1. Clean Threads: Ensure all threads are free from debris before installation
2. Proper Torque: Use a torque wrench to achieve manufacturer-specified tightening values
3. Lubrication: Apply appropriate thread lubricant for consistent clamping force
4. Sequence: Tighten bolts in a star pattern for even pressure distribution
5. Verification: Check bolt tension after 24 hours for potential relaxation

Maintenance Guidelines

• Periodic Inspection: Check for loosening every 6 months for critical applications
• Corrosion Prevention: Apply protective coatings in harsh environments
• Re-torquing: Perform scheduled re-torquing for vibrating equipment
• Replacement: Replace bolts showing any signs of deformation or corrosion

Module G: Interactive FAQ Section

Why does my calculated bolt length differ from standard sizes available?

The calculator provides precise mathematical results, while manufacturers produce bolts in standardized increments (typically 5mm steps for M6-M20). Our tool automatically rounds up to the nearest standard length in the “Standard Length to Use” field. This ensures you can actually purchase the recommended bolt size while maintaining sufficient engagement.

For example, if the calculation yields 47.3mm, we’ll recommend a 50mm bolt – the next standard size up that provides adequate thread engagement.

What thread engagement ratio should I use for my application?

The appropriate thread engagement depends on your application’s criticality:

• 1.0× diameter: Suitable for most general-purpose applications (furniture, light fixtures)
• 1.25× diameter: Recommended for structural connections (steel frames, decking)
• 1.5× diameter: Required for heavy machinery and vibrating equipment
• 2.0× diameter: Mandatory for critical infrastructure (bridges, pressure vessels)

When in doubt, consult the OSHA machinery standards or your industry-specific regulations.

How does thread pitch affect bolt length calculation?

Thread pitch influences the calculation in two key ways:

1. Engagement Depth: Finer threads (smaller pitch) require slightly less engagement depth for equivalent strength compared to coarse threads
2. Tolerance Stackup: The calculator accounts for thread pitch when determining minimum engagement to ensure at least the specified number of complete threads are engaged

For most applications, the standard thread pitch (selected by default in our calculator) provides optimal balance between strength and ease of installation. Coarse threads are better for soft materials or quick assembly, while fine threads excel in precision applications.

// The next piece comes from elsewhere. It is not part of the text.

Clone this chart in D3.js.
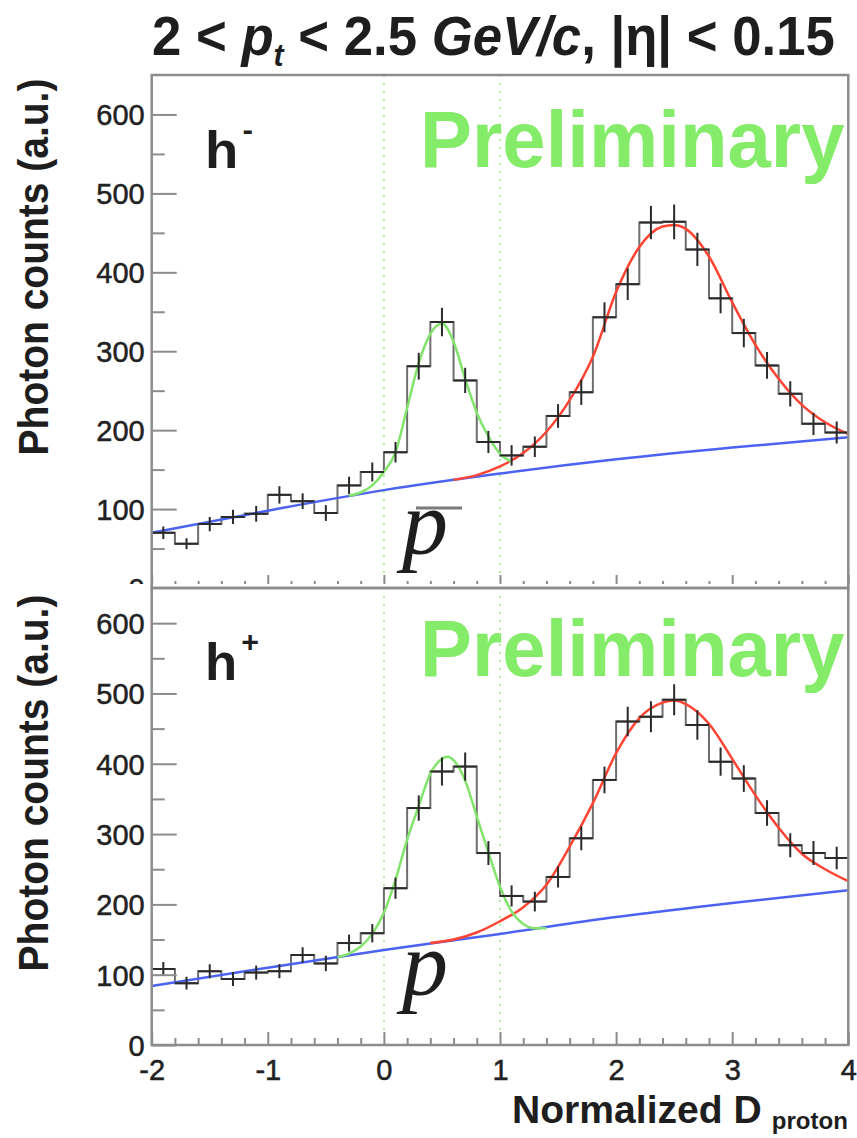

Can I use this calculator for metric and imperial bolts?

Our calculator is currently optimized for metric bolts (M3-M36) which are standard in most engineering applications worldwide. For imperial (inch) bolts:

• Convert your measurements to millimeters first (1 inch = 25.4mm)
• Use the calculated metric result, then convert back to inches
• Round to the nearest standard imperial size (e.g., 1/4″, 5/16″, 3/8″)

We recommend using metric bolts whenever possible due to their precise sizing and global standardization in engineering applications.

What safety factors are built into these calculations?

Our calculator incorporates several conservative safety factors:

• 15% Engagement Buffer: Adds extra thread engagement beyond minimum requirements
• Material Compression: Accounts for up to 5% material compression under load
• Tolerance Stackup: Includes manufacturing tolerances for all components
• Standard Rounding: Always rounds up to ensure sufficient length
• Dynamic Load Factor: Implicitly accounts for potential vibration effects

For mission-critical applications, we recommend adding an additional 10-20% to the recommended length or consulting a licensed professional engineer.

How often should I verify bolt tension after installation?

Bolt tension verification schedule depends on application:

Application Type	Initial Check	Subsequent Checks	Method
Static Load (no vibration)	24 hours	Annually	Visual + torque check
Moderate Vibration	1 hour, 24 hours	Quarterly	Torque wrench verification
High Vibration	Immediately, 1 hour	Monthly	Ultrasonic measurement
Critical Infrastructure	Continuous monitoring	Daily/Weekly	Load cell monitoring

Always perform checks after significant temperature changes or load events.

What’s the difference between minimum and recommended bolt lengths?

The calculator provides three key measurements:

1. Minimum Bolt Length: The absolute shortest bolt that meets basic engagement requirements (use only when space is extremely constrained)
2. Recommended Bolt Length: Includes safety factors and practical allowances for real-world installation (ideal for most applications)
3. Standard Length to Use: The nearest commercially available bolt size that meets or exceeds the recommended length

We strongly recommend using either the recommended length or standard length for all applications to ensure proper performance and safety margins.